The proceedings of the House of Commons are regulated by a vast body of parliamentary rules and practices—practice being that part of procedure which developed spontaneously and became regarded as the usual or regular way of proceeding, though not written into the rules (the Standing Orders).[7] As described in Chapter 1, many of these rules and practices originated in the United Kingdom, while others were inspired by pre-Confederation legislative assemblies[8] and subsequently adopted in Canada. According to May, “some [of the forms and rules of practice] were no doubt invented in Parliament itself, but others have been traced to analogies in the medieval courts of law and in the councils of the Church”.[9] Some rules have remained virtually unchanged for the last four hundred years;[10] others have evolved to become, in time, conventional practices. Finally, the origins of some of the earliest practices of parliamentary procedure “are lost in history”.[11]

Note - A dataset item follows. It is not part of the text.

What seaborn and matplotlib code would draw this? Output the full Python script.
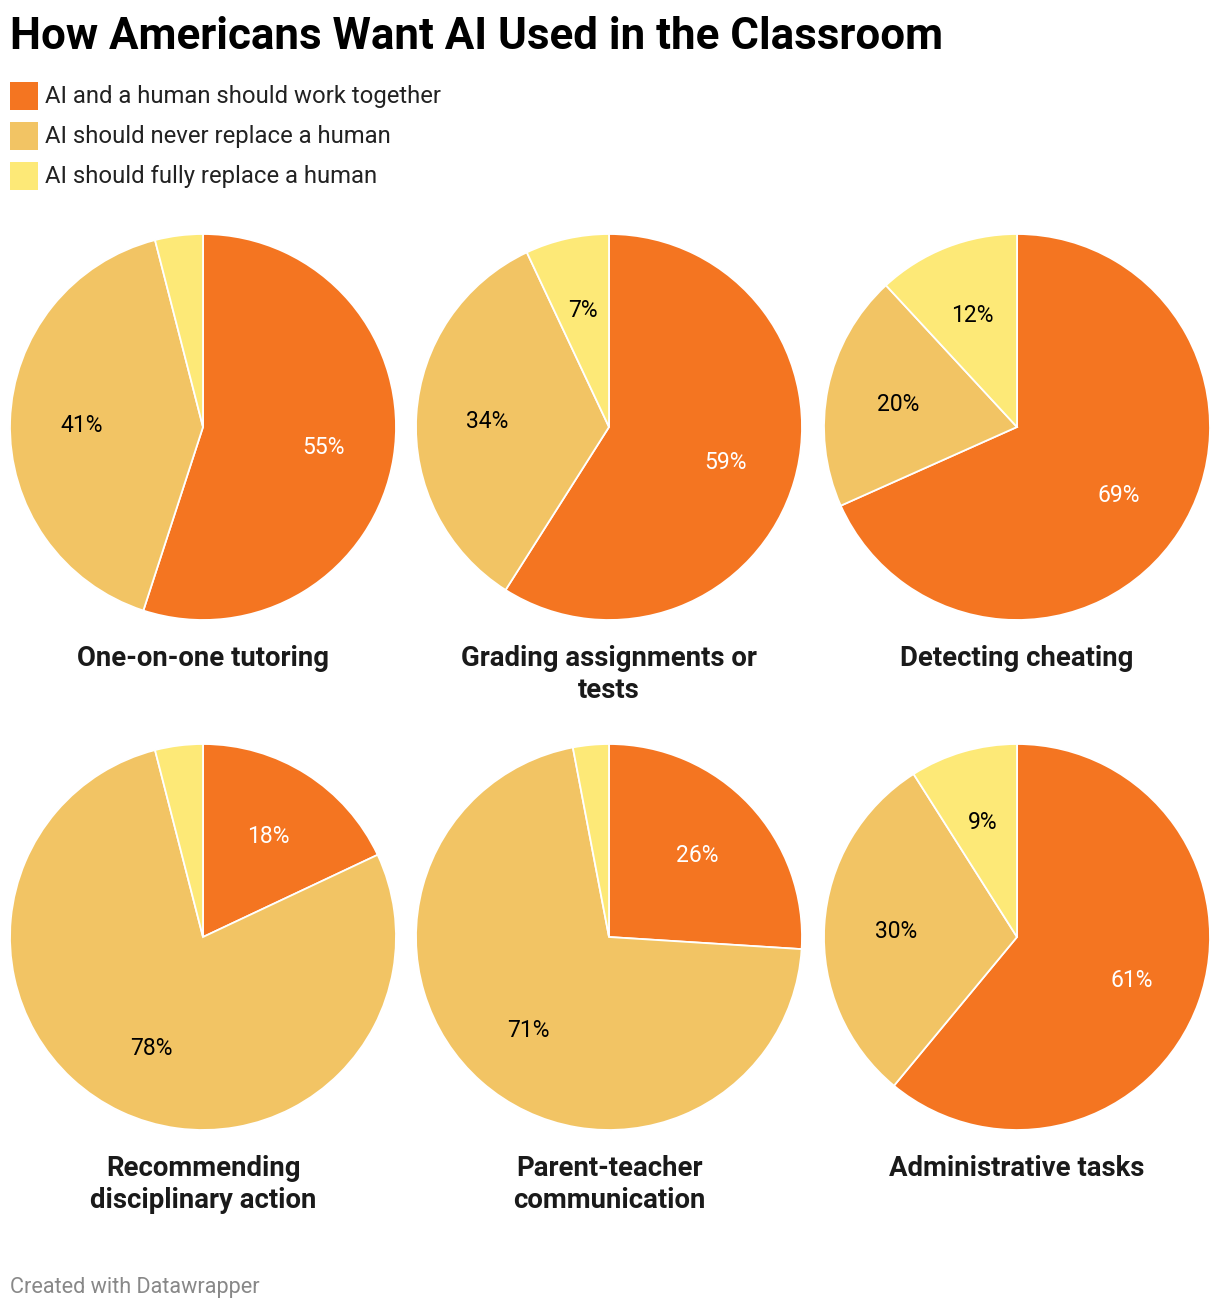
import numpy as np
import matplotlib
matplotlib.use("Agg")
import matplotlib.pyplot as plt
from matplotlib.patches import Rectangle
import seaborn as sns

categories = ["One-on-one tutoring", "Grading assignments or\ntests", "Detecting cheating",
              "Recommending\ndisciplinary action", "Parent-teacher\ncommunication", "Administrative tasks"]
series_names = ["AI and a human should work together", "AI should never replace a human",
                "AI should fully replace a human"]
work_together = [55, 59, 69, 18, 26, 61]
never_replace = [41, 34, 20, 78, 71, 30]
fully_replace = [4, 7, 12, 4, 3, 9]
colors = ["#f47521", "#f2c464", "#fde977"]
label_colors = ["white", "black", "black"]

sns.set_theme(style="white")
plt.rcParams['font.family'] = ['Roboto', 'DejaVu Sans']

W, H = 1220, 1310
fig = plt.figure(figsize=(W / 100, H / 100), dpi=100)
fig.patch.set_facecolor("white")

def fx(x):
    return x / W

def fy(y):
    return 1 - y / H

fig.text(fx(10), fy(37), "How Americans Want AI Used in the Classroom", fontsize=31.6,
         fontweight="bold", color="#000000", va="center", ha="left")

for i, name in enumerate(series_names):
    yc = 96 + 40 * i
    fig.add_artist(Rectangle((fx(10), fy(yc + 14)), 28 / W, 28 / H, transform=fig.transFigure,
                             facecolor=colors[i], edgecolor="none"))
    fig.text(fx(45), fy(yc + 1), name, fontsize=17.2, color="#222222", va="center", ha="left")

centers_x = [203, 609, 1017]
centers_y = [427, 937]
R = 193
title_y = [657, 1167]

for k, cat in enumerate(categories):
    row, col = divmod(k, 3)
    cx, cy = centers_x[col], centers_y[row]
    ax = fig.add_axes([fx(cx - R), fy(cy + R), 2 * R / W, 2 * R / H])
    vals = [work_together[k], never_replace[k], fully_replace[k]]
    wedges, _ = ax.pie(vals, colors=colors, startangle=90, counterclock=False,
                       wedgeprops=dict(edgecolor="white", linewidth=1.3), radius=1)
    for j, w in enumerate(wedges):
        if vals[j] < 5:
            continue
        th = np.deg2rad((w.theta1 + w.theta2) / 2)
        ax.text(0.63 * np.cos(th), 0.63 * np.sin(th) - 0.01, f"{vals[j]}%", ha="center", va="center",
                fontsize=16.5, color=label_colors[j])
    ax.set_xlim(-1, 1)
    ax.set_ylim(-1, 1)
    ax.set_aspect("equal")
    ax.axis("off")
    fig.text(fx(cx), fy(title_y[row] - 12), cat, fontsize=19.8, fontweight="bold", color="#1a1a1a",
             ha="center", va="top", linespacing=1.22)

fig.text(fx(10), fy(1288), "Created with Datawrapper", fontsize=15.6, color="#888888",
         va="center", ha="left")

fig.savefig("out.png", dpi=100, facecolor="white")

As will be seen in this chapter, the parliamentary procedures and practices of the House of Commons are founded on the Constitution and statutes, the Standing Orders of the House, Speakers’ rulings and House practice.



[1] Franks, C.E.S., The Parliament of Canada, Toronto: University of Toronto Press, 1987, p. 116.

[2] Wilding, N. and Laundy, P., An Encyclopaedia of Parliament, 4th ed., London: Cassell & Company Ltd., 1972, p. 605.

[3] Black, H.C., Black’s Law Dictionary, 8th ed., edited by B.A. Garner, St. Paul, Minnesota: Thomson West, 2004, p. 1148, defines parliamentary law as “[t]he body of rules and precedents governing the proceedings of legislative bodies and other deliberative assemblies”.

[4] Bourinot, J.G., Parliamentary Procedure and Practice in the Dominion of Canada, 2nd ed., rev. and enlarged, Montreal: Dawson Brothers, Publishers, 1892, pp. 258‑9.

[5] According to C.E.S. Franks, three modern developments have led to a more rigid set of rules: the ever increasing amount of business before the House; the Member’s job becoming a full‑time occupation; and the increasing willingness on the part of the opposition to use dilatory tactics (Franks, pp. 128‑9).

[6] In 2007, during the minority Thirty-Ninth Parliament (2006‑08), Speaker Milliken stated: “… neither the political realities of the moment nor the sheer force of numbers should force us to set aside the values inherent in the parliamentary conventions and procedures by which we govern our deliberations” (Debates, March 29, 2007, p. 8136).

[7] May, T.E., Erskine May’s Treatise on The Law, Privileges, Proceedings and Usage of Parliament, 23rd ed., edited by Sir W. McKay, London: LexisNexis UK, 2004, pp. 3‑4.

[8] In testimony to the validity of pre‑Confederation experiences, a few days into the First Parliament, a special committee was appointed to assist the Speaker in framing permanent rules and regulations for the House and, in its deliberations, was to study the “Rules and Standing Orders of the Imperial House of Commons, of the Legislative Assembly of the late Province of Canada, and of the Houses of Assembly of the Provinces of Nova Scotia and New Brunswick” (Journals, November 15, 1867, p. 16).

[9] May, T.E., Erskine May’s Treatise on The Law, Privileges, Proceedings and Usage of Parliament, 22nd ed., edited by Sir D. Limon and W.R. McKay, London: Butterworths, 1997, p. 4.

[10] See, for example, Sir Thomas Smith’s 1560 “De Republica Anglorum”, which contains an impressive list of procedural rules and practices that, after more than 430 years, have barely changed. Quoted in Redlich, J., The Procedure of the House of Commons: A Study of its History and Present Form, Vol. I, translated by A.E. Steinthal, New York: AMS Press, 1969 (reprint of 1908 ed.), pp. 26‑51.

[11] Griffith, J.A.G. and Ryle, M., Parliament: Functions, Practice and Procedures, 2nd ed., edited by R. Blackburn and A. Kennon with Sir M. Wheeler‑Booth, London: Sweet & Maxwell, 2003, p. 252.